It’s difficult to believe you are 167 year’s old—you don’t look a day over twenty. You have been so kind to have sheltered families—the Howards, the Stewarts and the Knapps—and hosted four commercial businesses—Pothast Furniture, Paley’s restaurant, The Brass Elephant restaurant, and today, The Elephant. Families and their friends, retailers and their shoppers, and restaurateurs and their guests have peered out your windows and witnessed in miniature the transforming of a nation and its people.
Before you existed, in the late-1700s and early-1800s, a revolutionary war veteran, John Eager Howard, cultivated his huge estate called Belvedere. Around the 1850’s, a portion of this estate went to his son, Benjamin Chew Howard, who constructed your nascent self using classic and federalist proportions. You endured the Civil War as your inhabitants may have viewed military troops marching past your front door. In the 1860’s, the Charles Morton Stewart family of Josephine and fourteen children thrived due to a successful coffee business where their square-sailed fleet of ships outran pirates and delivered coffee safely from Rio to Baltimore and back.

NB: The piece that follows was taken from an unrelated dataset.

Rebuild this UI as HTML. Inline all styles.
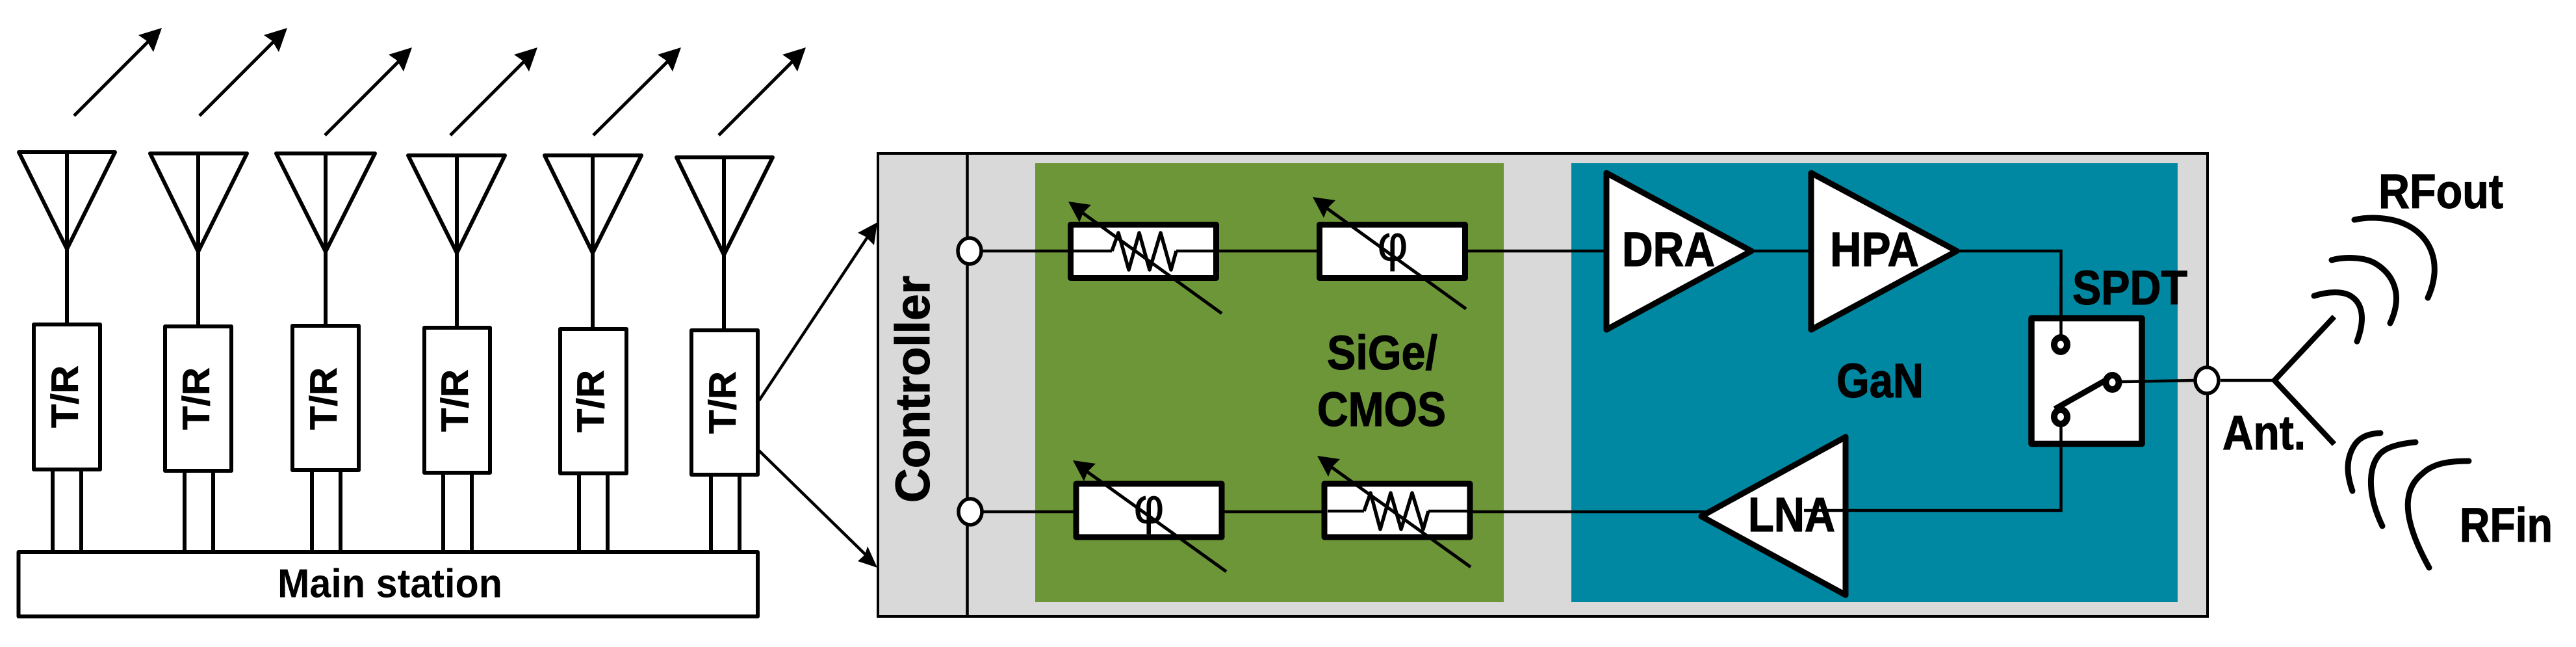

By the 1890’s, the Knapps became the third family to dwell in your rooms. The Industrial Revolution was at high tide. George, a patent attorney, and Sarah were well traveled with a passion for India, in particular elephants. They spent $100,000 (millions by today’s standards) to deck out your interior with the exotic de Forest carved Indian teak and elegantly formed brass (the elephant sconces in the entry hallway), Rinehart marble mantles, Waterford crystal chandeliers and Tiffany stained glass windows. Your interiors became instant cover features as shown in magazines of the time. How you wear a Charles Street façade of classic design with a gilded age interior is particularly fetching. That was about to change.
In the 1920’s, the Pothast retail furniture company bought your edifice for their sales showroom. They made some external changes and created a display window by lowering a portion of the front salon floor plate and putting up plate glass windows. Although the change was done thoughtfully, it was humbling to have your façade disturbed. As if that wasn’t enough, your interior beauty was partitioned off so customers would focus on the furniture instead of the walls. For almost fifty years, you developed a rare humility in hiding your “light under a sofa.”
In the next half-century, shoppers saw suffragettes marching to win women’s right to vote, soup lines during the Great Depression, signs selling war bonds through two World Wars, civil rights demonstrations, riots and hard won anti-discrimination legislation.
In the 1970s, a wealthy group of investors, including the son of the CBS Paley family, traveled from New York City to Baltimore. They looked behind the partitions, absorbed your exotic qualities and fell in love with your grandeur. They transformed you into a restaurant with the installation of a commercial kitchen and other modernized amenities. A few years later, another restaurant conglomerate purchased your structure and the dining public began to see how spectacular you are.
For the next thirty years, you flourished under the tutelage of new owners who called you the Brass Elephant. For years you reigned as the place to go for a special night out. Guests celebrated marked occasions within your walls: birthdays, anniversaries, engagements, graduations, weddings. The Brass Elephant restaurant closed in the late-2000s and remained vacant for about six years. Your grandeur diminished, the roof leaked, pigeons nested—you were in a sad state.
Wishes came true in 2015, when a couple (whose courtship and 1986 wedding occurred within your walls), purchased your structure and reclaimed your grandeur. For seventeen months, owners, artisans and technicians carefully removed old dilapidated innards and made you healthy with new electric, plumbing, HVAC and a new state-of the-art kitchen installation. It’s gratifying to see how attention, appreciation and love can repair a building and its soulful self-esteem.
In closing, my dear 924 North Charles, you’ve housed three families and four commercial owners who love your enduring, flexible, humble disposition, packaged with exotic contents and wrapped in a beautifully classic covering. Along with previous, current, future owners and all guests who marvel, we promise to preserve you now and forever as an iconic Baltimore treasure.